The biggest mistakes coaches make on LinkedIn
- Treating LinkedIn like Instagram (motivational quotes, generic "tips", no substance)
- Posting about their services constantly instead of demonstrating expertise
- Sending connection requests without a personalised note
- Not having a booking link anywhere visible on their profile
- Giving up after 30–60 days before the algorithm and audience have time to build
- Engaging only with their own posts instead of actively commenting on others' content (commenting gets you 3x the visibility of posting alone)
The compound effect of consistent LinkedIn presence
LinkedIn is a long-term channel. The coaches who complain "LinkedIn doesn't work" typically quit at month 2. The coaches who attribute a significant portion of their revenue to LinkedIn typically started 12–18 months ago and posted consistently throughout.
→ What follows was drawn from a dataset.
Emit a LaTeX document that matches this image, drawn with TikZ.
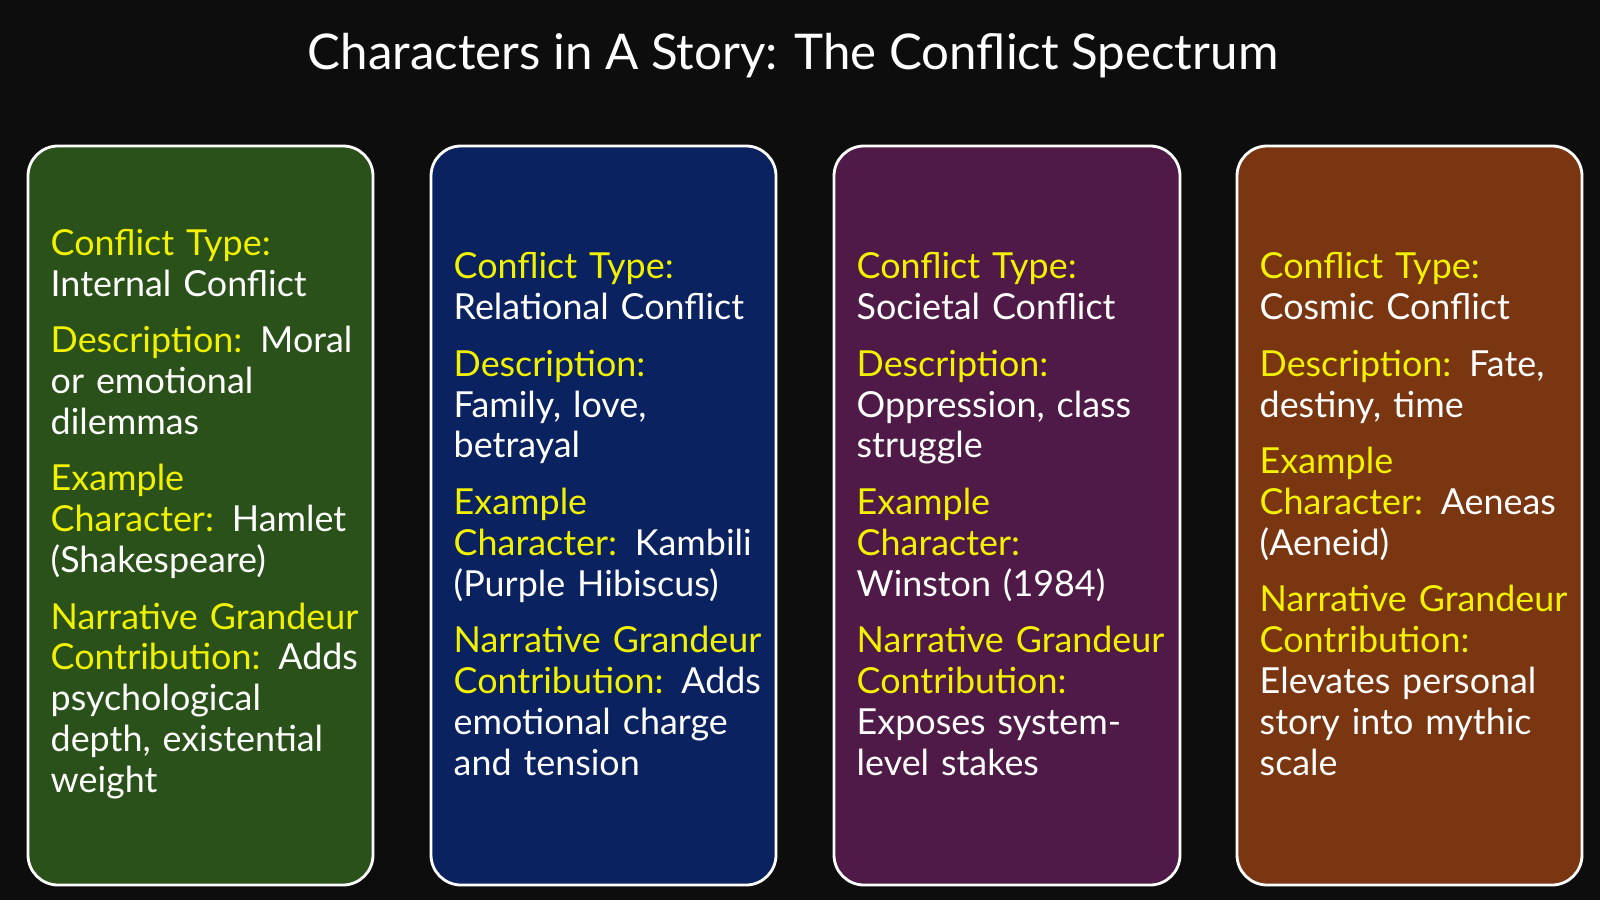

Content you post today continues to get views for days and sometimes weeks. Connections you make today may not become clients for 6–12 months — but they're in your network, seeing your expertise build, and they refer people long before they become clients themselves.
The business case is straightforward: one new client per month from LinkedIn at $2,000/package = $24,000/year from a channel that costs nothing except consistent effort.